Health Beyond the Gym
Mental health is usually ignored in these "guy" lists, which is stupid. Loneliness is a literal killer. Research from the American Psychological Association has repeatedly highlighted that social isolation is as big a health risk as smoking 15 cigarettes a day. You need a "third place." This is a concept from sociology—a spot that isn't work and isn't home where you can exist and interact with people. A climbing gym, a book club, a local bar where people know your name. Whatever. Just get out of the house.
And sleep. My god, the sleep. If you’re still sleeping on a mattress you inherited from your older brother or found on a curb, stop. A high-quality mattress is probably the most "essential" thing on this list. You spend a third of your life on it. It affects your testosterone, your mood, and your ability to focus.
Digital Hygiene and the "Deep Work" Setup
We spend most of our lives staring at screens. If your digital life is a mess, your brain is a mess.
- Password Manager: Using "Password123" for everything is asking for a disaster. Use Bitwarden or 1Password.
- Backup Strategy: The 3-2-1 rule. Three copies of your data, two different media types, one off-site (cloud).
- A Clean Workspace: Even if you work from a laptop at the dining table, have a dedicated "work" mode.
Everything a guy needs includes a way to disconnect. A physical book. Not a Kindle, not an iPad—a paper book. Our brains are being fried by constant notifications. The ability to sit and focus on one thing for an hour is becoming a superpower in the modern economy. Cal Newport calls this "Deep Work," and it's the difference between being a cog and being the person who actually gets things done.
Financial Literacy (The Non-Boring Version)
Forget the "hustle culture" influencers. You don't need a side hustle if your main hustle pays well and you manage your money correctly. The basics are boring: an emergency fund of 3-6 months of expenses, a Roth IRA or 401k, and no high-interest credit card debt.
Debt is a weight. It limits your choices. If you want to quit a job you hate, but you have a $600 car payment and $5k in credit card debt, you’re stuck. Real freedom is the ability to walk away from a bad situation because your finances are boring and stable.
The Surprising Importance of a "Signature"
This sounds vain, but it matters. Have one thing you’re known for. Maybe you make the best coffee, or you’re the guy who always knows the best hiking trails, or you have a specific scent (don't overdo the cologne, seriously). It’s about identity. In a world of carbon-copy social media profiles, having a tangible, real-world skill or preference makes you memorable.
Real Actions for This Week
Don't try to overhaul your life in 24 hours. That's how people fail. Start small.
- Audit your footwear. If your shoes are trashed, throw them out and save for one good pair.
- Clean your digital desktop. Delete the "New Folder (2)" and "Untitled 1" files.
- Buy a cast iron skillet. Learn how to season it. It’ll last longer than you will.

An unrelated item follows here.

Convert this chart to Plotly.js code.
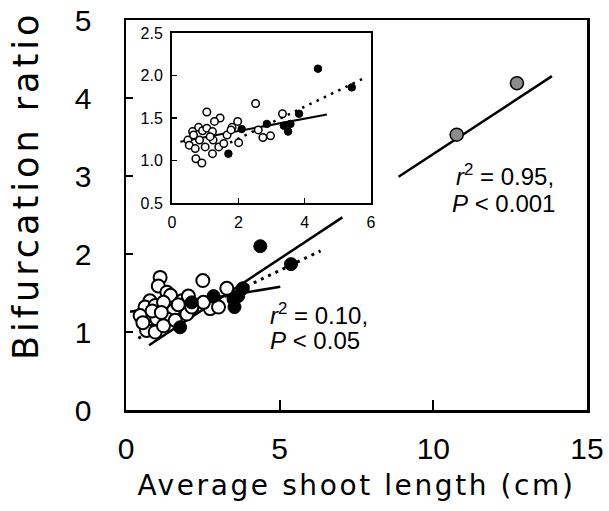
<!DOCTYPE html>
<html>
<head>
<meta charset="utf-8">
<script src="https://cdn.plot.ly/plotly-3.0.1.min.js"></script>
<style>
html,body{margin:0;padding:0;background:#fff;}
#chart{width:609px;height:511px;}
.xtitle{letter-spacing:2.6px;}
g.annotation[data-index="4"] text{letter-spacing:4px;}
</style>
</head>
<body>
<div id="chart"></div>
<script>
// ---- Main panel data ----
var mainOpenX = [1.11,1.05,1.33,1.45,2.50,0.78,0.62,0.95,1.22,1.82,2.03,1.54,0.73,1.00,0.46,1.33,0.67,0.95,1.98,2.74,3.01,3.28,2.52,2.14,1.22,1.60,0.85,1.15,0.55,1.70];
var mainOpenY = [1.70,1.59,1.51,1.47,1.66,1.40,1.32,1.34,1.38,1.40,1.46,1.27,1.17,1.17,1.21,1.17,1.02,1.00,1.23,1.30,1.32,1.56,1.38,1.32,1.08,1.15,1.27,1.25,1.12,1.35];
var mainFilledX = [4.37,5.37,3.80,3.53,3.50,3.65,2.85,2.14,1.76];
var mainFilledY = [2.10,1.87,1.56,1.32,1.42,1.46,1.46,1.38,1.06];
var greyX = [10.76,12.72];
var greyY = [3.53,4.19];
// fitted lines (end points)
var fitAllX = [0.75,7.04],   fitAllY = [0.83,2.47];
var fitOpenX = [0.13,5.02],  fitOpenY = [1.26,1.58];
var fitFilledX = [0.40,6.33], fitFilledY = [0.92,2.04];
var fitGreyX = [8.87,13.86], fitGreyY = [2.99,4.28];
// ---- Inset data ----
var insOpenX = [1.05,1.45,1.28,1.98,2.52,3.33,0.80,0.62,0.92,1.05,1.22,0.48,0.52,0.70,0.72,0.90,0.83,1.00,1.24,1.41,1.22,1.56,1.66,1.81,1.78,2.01,2.60,2.74,2.97,0.65,1.15];
var insOpenY = [1.57,1.50,1.46,1.46,1.67,1.55,1.39,1.34,1.35,1.38,1.34,1.24,1.18,1.14,1.02,0.97,1.24,1.16,1.24,1.16,1.08,1.20,1.30,1.39,1.36,1.21,1.36,1.27,1.29,1.30,1.28];
var insFilledX = [4.40,5.42,3.83,2.86,2.10,3.37,3.57,3.50,1.70];
var insFilledY = [2.08,1.86,1.55,1.43,1.37,1.41,1.43,1.34,1.08];
var insFitOpenX = [0.25,4.67],   insFitOpenY = [1.22,1.54];
var insFitFilledX = [1.75,5.85], insFitFilledY = [1.21,1.98];
// ---- Axis ticks ----
var mainXTicks = [0,5,10,15];
var mainYTicks = [0,1,2,3,4,5];
var insXTicks = [0,2,4,6];
var insYTicks = [0.5,1.0,1.5,2.0,2.5];
var insYTickText = ['0.5','1.0','1.5','2.0','2.5'];

function line(x,y,w,dash,xa,ya){
  return {x:x,y:y,type:'scatter',mode:'lines',xaxis:xa,yaxis:ya,
    line:{color:'#000',width:w,dash:dash},hoverinfo:'skip',showlegend:false};
}
function pts(x,y,size,fill,lw,xa,ya){
  return {x:x,y:y,type:'scatter',mode:'markers',xaxis:xa,yaxis:ya,showlegend:false,
    marker:{size:size,color:fill,line:{color:'#000',width:lw}}};
}

var traces = [
  line(fitAllX,fitAllY,2.5,'solid','x','y'),
  line(fitOpenX,fitOpenY,2.5,'solid','x','y'),
  line(fitFilledX,fitFilledY,3,'3px,5px','x','y'),
  line(fitGreyX,fitGreyY,2.5,'solid','x','y'),
  pts(mainOpenX,mainOpenY,13,'#fff',2,'x','y'),
  pts(mainFilledX,mainFilledY,13,'#000',1,'x','y'),
  pts(greyX,greyY,13,'#8c8c8c',1.5,'x','y'),
  line(insFitOpenX,insFitOpenY,2,'solid','x2','y2'),
  line(insFitFilledX,insFitFilledY,2.5,'2.5px,5.5px','x2','y2'),
  pts(insOpenX,insOpenY,7.5,'#fff',1.5,'x2','y2'),
  pts(insFilledX,insFilledY,7.5,'#000',1,'x2','y2')
];

var tickFont = {family:'"Liberation Sans", Arial, sans-serif', size:30, color:'#000'};
var titleFont = {family:'"DejaVu Sans", sans-serif', size:28, color:'#000'};
var annFont = {family:'"Liberation Sans", Arial, sans-serif', size:24, color:'#000'};

var layout = {
  width:609, height:511,
  margin:{l:126,r:22,t:20,b:101,pad:0},
  paper_bgcolor:'#fff', plot_bgcolor:'#fff',
  showlegend:false,
  xaxis:{domain:[0,1],range:[0,15],tickvals:mainXTicks,ticks:'inside',ticklen:10,tickwidth:2,tickcolor:'#000',
    showline:true,mirror:true,linecolor:'#000',linewidth:2.5,showgrid:false,zeroline:false,
    tickfont:tickFont,ticklabelstandoff:10,
    title:{text:'Average shoot length (cm)',font:titleFont,standoff:12}},
  yaxis:{domain:[0,1],range:[0,5],tickvals:mainYTicks,ticks:'inside',ticklen:7,tickwidth:2,tickcolor:'#000',
    showline:true,mirror:true,linecolor:'#000',linewidth:2.5,showgrid:false,zeroline:false,
    tickfont:tickFont,ticklabelstandoff:26},
  xaxis2:{domain:[0.0998,0.5315],anchor:'y2',range:[0,6],tickvals:insXTicks,ticks:'inside',ticklen:5,tickwidth:1.5,tickcolor:'#000',
    showline:true,mirror:true,linecolor:'#000',linewidth:2,showgrid:false,zeroline:false,
    tickfont:{family:'"Liberation Sans", Arial, sans-serif',size:16,color:'#000'},ticklabelstandoff:4},
  yaxis2:{domain:[0.5308,0.9667],anchor:'x2',range:[0.5,2.5],tickvals:insYTicks,ticktext:insYTickText,ticks:'inside',ticklen:5,tickwidth:1.5,tickcolor:'#000',
    showline:true,mirror:true,linecolor:'#000',linewidth:2,showgrid:false,zeroline:false,
    tickfont:{family:'"Liberation Sans", Arial, sans-serif',size:16,color:'#000'},ticklabelstandoff:4},
  annotations:[
    {xref:'paper',yref:'paper',x:(268-126)/461,y:(410-314)/390,xanchor:'left',yanchor:'middle',showarrow:false,
     text:'<i>r</i><sup>2</sup> = 0.10,',font:annFont},
    {xref:'paper',yref:'paper',x:(268-126)/461,y:(410-340)/390,xanchor:'left',yanchor:'middle',showarrow:false,
     text:'<i>P</i> &lt; 0.05',font:annFont},
    {xref:'paper',yref:'paper',x:(454-126)/461,y:(410-175)/390,xanchor:'left',yanchor:'middle',showarrow:false,
     text:'<i>r</i><sup>2</sup> = 0.95,',font:annFont},
    {xref:'paper',yref:'paper',x:(450-126)/461,y:(410-203)/390,xanchor:'left',yanchor:'middle',showarrow:false,
     text:'<i>P</i> &lt; 0.001',font:annFont},
    {xref:'paper',yref:'paper',x:(26-126)/461,y:(410-186)/390,xanchor:'center',yanchor:'middle',showarrow:false,
     textangle:-90,text:'Bifurcation ratio',font:{family:'"DejaVu Sans", sans-serif',size:35,color:'#000'}}
  ]
};

Plotly.newPlot('chart',traces,layout,{staticPlot:true,displayModeBar:false});
</script>
</body>
</html>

- Schedule a check-up. When was the last time you had your blood pressure checked? Do it.
- Fix one thing. That leaky faucet or the loose door handle. Fix it today.
Everything a guy needs isn't found in a luxury catalog. It's found in the intersection of being prepared, staying healthy, and having enough self-respect to take care of your belongings and your people. It’s about being the person who can be relied on when things get difficult, and that starts with having your own house in order. No fluff, no "alpha" nonsense, just competence.
Invest in quality where it touches the ground (tires, shoes, beds). Learn to cook three things perfectly. Keep your word. Those are the actual essentials that never go out of style.